While a great idea, a needed service or product, and a known area for marketing are all very important, let’s face it…getting funding for your business is critical. Most businesses will start up with investments made by the owner, but often, that will not be enough to insure success. However, there are several ways to find funding to help you begin your venture.
The advantage to using your own money is that you have to answer to no one but yourself. You will not have the added stress of disappointing or hurting the people you borrowed from. You will, however be risking your savings and credit standing. Here are some tips for getting funding on your own:
- Save enough to last a full year on your own before starting.

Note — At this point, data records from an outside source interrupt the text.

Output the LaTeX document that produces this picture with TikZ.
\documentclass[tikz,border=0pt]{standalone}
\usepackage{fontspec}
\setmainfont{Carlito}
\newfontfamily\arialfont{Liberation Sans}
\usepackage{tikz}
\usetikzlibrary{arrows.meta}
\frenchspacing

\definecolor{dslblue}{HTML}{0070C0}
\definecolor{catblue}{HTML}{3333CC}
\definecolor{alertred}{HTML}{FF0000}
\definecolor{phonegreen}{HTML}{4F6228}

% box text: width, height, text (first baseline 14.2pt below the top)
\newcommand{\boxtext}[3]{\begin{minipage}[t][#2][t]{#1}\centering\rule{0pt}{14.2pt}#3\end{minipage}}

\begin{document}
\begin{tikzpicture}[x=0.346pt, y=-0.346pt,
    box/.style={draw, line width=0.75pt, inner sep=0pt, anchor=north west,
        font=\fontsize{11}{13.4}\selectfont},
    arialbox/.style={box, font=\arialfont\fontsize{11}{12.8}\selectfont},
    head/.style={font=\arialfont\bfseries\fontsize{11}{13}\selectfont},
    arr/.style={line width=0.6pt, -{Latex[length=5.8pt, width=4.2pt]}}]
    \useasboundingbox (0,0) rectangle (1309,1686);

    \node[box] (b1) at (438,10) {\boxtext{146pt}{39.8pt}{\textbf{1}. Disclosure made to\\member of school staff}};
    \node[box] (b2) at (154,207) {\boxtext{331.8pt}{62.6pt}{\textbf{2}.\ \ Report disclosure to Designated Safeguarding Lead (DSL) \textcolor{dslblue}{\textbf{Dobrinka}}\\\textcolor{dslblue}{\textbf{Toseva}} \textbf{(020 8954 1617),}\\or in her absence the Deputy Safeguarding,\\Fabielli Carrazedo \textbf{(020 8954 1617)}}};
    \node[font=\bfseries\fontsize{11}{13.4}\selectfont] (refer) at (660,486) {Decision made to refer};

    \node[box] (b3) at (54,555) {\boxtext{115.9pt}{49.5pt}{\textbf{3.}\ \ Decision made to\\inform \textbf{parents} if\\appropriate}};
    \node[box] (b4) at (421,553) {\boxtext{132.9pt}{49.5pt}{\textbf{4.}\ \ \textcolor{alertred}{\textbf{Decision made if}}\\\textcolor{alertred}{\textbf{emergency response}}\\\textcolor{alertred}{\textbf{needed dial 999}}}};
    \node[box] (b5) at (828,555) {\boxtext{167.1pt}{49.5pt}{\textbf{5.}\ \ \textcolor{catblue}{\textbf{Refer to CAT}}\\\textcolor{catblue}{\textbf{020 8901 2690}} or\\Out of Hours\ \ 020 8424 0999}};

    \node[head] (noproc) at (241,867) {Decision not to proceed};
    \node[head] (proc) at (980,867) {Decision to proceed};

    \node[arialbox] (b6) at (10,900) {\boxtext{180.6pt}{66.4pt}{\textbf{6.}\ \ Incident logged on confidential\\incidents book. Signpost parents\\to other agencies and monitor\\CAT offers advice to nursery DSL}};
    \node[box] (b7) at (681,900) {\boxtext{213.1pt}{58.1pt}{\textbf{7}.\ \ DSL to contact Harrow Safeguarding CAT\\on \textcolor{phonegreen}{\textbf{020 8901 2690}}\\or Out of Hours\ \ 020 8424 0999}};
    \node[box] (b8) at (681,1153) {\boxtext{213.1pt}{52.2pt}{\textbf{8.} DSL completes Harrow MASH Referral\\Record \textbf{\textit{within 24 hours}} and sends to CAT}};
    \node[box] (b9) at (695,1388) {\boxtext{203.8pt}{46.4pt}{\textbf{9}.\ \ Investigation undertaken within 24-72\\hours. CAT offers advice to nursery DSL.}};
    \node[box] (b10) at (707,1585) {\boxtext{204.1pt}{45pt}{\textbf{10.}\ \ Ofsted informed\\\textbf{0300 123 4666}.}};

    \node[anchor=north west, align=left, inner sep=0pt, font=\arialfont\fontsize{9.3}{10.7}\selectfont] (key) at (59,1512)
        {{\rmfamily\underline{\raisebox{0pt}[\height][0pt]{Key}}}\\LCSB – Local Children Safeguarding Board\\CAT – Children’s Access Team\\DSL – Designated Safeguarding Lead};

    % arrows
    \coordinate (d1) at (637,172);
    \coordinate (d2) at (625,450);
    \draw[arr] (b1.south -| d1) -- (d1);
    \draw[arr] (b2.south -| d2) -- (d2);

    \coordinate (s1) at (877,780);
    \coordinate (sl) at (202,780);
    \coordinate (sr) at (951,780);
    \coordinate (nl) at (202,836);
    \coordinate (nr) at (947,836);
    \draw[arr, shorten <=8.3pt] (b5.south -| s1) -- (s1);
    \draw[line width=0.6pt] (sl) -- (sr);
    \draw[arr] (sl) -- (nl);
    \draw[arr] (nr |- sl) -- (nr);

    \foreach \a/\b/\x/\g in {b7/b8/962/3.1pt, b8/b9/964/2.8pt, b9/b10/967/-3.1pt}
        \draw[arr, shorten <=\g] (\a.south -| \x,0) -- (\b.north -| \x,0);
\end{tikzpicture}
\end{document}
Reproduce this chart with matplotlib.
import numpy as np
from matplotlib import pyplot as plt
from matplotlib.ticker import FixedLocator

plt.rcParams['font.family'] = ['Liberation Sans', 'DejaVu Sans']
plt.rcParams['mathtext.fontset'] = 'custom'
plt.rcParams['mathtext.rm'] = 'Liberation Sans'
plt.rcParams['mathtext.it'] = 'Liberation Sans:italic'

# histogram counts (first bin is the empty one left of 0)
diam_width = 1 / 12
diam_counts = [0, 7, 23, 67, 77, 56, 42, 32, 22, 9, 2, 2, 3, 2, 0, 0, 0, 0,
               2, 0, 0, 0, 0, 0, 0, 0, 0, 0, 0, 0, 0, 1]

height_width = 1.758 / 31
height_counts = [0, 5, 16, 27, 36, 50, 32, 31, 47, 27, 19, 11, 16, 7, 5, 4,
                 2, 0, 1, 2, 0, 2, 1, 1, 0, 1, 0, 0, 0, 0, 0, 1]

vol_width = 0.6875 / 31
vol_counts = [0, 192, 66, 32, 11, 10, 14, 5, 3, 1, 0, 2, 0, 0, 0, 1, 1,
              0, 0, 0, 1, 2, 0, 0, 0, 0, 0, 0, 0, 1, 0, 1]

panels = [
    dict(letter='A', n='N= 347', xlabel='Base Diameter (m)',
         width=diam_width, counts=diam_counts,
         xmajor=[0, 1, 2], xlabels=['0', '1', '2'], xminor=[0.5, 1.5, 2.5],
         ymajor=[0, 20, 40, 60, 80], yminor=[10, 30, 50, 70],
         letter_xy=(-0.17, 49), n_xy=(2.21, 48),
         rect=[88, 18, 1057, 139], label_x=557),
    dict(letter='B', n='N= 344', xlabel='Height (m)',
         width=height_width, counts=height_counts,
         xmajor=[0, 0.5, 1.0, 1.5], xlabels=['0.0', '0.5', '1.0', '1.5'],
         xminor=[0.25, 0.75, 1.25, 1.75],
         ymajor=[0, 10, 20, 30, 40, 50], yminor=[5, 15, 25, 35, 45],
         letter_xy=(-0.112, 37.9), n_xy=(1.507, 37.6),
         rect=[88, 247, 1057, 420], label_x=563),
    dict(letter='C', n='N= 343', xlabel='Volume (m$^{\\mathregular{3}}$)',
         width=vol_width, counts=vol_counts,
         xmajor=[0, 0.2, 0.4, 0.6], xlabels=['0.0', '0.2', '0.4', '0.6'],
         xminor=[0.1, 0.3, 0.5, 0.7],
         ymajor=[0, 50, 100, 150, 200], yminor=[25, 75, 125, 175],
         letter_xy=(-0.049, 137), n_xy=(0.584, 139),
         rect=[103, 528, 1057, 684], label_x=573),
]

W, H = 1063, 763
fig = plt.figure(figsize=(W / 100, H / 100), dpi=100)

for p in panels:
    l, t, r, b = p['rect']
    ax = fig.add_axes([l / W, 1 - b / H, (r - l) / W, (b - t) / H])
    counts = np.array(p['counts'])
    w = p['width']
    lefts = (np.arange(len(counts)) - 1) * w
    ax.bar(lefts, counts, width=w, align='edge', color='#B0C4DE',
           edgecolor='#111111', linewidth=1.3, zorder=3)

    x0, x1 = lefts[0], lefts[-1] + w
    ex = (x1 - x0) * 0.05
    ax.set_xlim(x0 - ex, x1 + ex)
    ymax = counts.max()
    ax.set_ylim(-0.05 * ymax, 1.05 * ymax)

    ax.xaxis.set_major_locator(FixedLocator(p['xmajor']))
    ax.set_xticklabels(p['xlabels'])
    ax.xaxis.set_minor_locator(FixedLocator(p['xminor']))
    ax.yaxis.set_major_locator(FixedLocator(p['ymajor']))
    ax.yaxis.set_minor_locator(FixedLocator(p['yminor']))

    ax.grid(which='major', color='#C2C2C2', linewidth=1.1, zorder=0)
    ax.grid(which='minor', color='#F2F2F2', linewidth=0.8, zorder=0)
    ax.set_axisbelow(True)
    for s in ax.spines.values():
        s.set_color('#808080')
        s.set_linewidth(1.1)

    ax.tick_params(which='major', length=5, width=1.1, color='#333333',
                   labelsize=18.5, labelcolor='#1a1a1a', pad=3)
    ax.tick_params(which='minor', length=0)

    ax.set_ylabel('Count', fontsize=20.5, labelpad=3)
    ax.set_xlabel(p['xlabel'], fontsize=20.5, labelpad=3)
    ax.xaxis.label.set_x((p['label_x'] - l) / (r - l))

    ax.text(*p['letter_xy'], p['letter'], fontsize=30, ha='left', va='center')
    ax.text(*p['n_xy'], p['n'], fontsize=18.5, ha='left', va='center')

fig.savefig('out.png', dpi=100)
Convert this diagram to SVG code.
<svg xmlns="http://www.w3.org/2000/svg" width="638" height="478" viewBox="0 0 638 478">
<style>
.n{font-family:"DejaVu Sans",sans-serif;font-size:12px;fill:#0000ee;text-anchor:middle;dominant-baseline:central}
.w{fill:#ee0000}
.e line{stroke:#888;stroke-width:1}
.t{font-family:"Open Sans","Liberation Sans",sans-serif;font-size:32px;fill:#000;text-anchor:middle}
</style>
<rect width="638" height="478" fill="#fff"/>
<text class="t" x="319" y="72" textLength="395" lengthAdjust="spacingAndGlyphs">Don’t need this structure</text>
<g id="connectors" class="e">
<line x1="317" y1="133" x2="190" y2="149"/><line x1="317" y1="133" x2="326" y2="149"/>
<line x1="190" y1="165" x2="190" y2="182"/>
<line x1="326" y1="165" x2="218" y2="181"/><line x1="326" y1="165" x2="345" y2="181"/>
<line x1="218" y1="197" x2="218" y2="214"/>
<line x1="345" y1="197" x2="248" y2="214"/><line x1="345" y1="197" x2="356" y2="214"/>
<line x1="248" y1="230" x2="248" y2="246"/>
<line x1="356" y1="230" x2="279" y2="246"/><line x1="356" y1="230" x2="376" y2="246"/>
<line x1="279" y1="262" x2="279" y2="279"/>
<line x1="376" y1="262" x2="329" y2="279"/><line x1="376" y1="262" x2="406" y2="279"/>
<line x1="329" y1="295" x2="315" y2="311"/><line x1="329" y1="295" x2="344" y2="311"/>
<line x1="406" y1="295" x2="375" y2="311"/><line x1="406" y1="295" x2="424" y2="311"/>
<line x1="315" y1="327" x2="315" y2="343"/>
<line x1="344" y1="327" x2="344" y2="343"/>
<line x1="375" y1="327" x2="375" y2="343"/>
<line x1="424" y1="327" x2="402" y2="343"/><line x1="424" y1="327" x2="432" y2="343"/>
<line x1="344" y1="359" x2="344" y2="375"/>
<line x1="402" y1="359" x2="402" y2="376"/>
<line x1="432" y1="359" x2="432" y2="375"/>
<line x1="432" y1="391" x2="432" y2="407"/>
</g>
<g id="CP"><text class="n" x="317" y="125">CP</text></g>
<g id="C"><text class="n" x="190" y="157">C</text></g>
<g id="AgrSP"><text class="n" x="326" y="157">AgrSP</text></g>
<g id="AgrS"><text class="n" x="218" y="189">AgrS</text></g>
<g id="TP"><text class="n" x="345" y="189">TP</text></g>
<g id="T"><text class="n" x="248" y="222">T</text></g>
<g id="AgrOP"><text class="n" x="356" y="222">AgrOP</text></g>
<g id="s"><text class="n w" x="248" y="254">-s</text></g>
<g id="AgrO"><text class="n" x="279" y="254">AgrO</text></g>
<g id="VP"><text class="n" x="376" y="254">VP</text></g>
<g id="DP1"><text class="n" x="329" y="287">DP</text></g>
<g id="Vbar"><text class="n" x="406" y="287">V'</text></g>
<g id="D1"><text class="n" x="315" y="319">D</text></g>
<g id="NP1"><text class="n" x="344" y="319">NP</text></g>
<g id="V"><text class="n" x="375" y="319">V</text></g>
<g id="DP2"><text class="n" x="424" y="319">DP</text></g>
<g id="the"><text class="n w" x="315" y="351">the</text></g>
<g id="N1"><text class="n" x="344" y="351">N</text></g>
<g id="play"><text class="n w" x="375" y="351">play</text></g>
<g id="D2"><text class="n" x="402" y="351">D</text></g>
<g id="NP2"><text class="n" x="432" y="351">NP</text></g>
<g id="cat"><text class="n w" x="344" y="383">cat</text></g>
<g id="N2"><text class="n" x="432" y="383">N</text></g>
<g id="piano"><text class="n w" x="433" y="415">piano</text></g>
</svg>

- Take cash from your credit cards.
- Take out a home equity loan.
- A small business loan can be used for buying necessary items to keep your business going. They are not difficult to get if you have good credit, and have a bank that you’ve done business with before. If the business is brand new, you probably will have to personally guarantee the loan.
If you need to work with others to come up with enough to start or maintain your business, you still have several choices:
- Venture capitalists will usually invest in a business that is past the early stages of development. In order to get it at the start-up, you would have to come up with an amazing business plan for a much needed product being clamored for by a needy public. Hundreds of thousands of businesses are started every year, and less than one per cent of them are considered by venture capitalists.
- Limited partnerships are those in which you have someone who is willing to invest and share the liability of debts made by the business, but only for the amount of their investment. They have nothing to do with company obligations and have no management involvement, but they are entitled to a share of the profits.
- Angel networks are groups of private individuals, who invest in your new business. They look for businesses that have the potential to grow quickly and give them ten times their investment within a three to five year period.
- Store credit and vendor financing can get you leeway in paying their bills, bill stretching out payments from one to six months.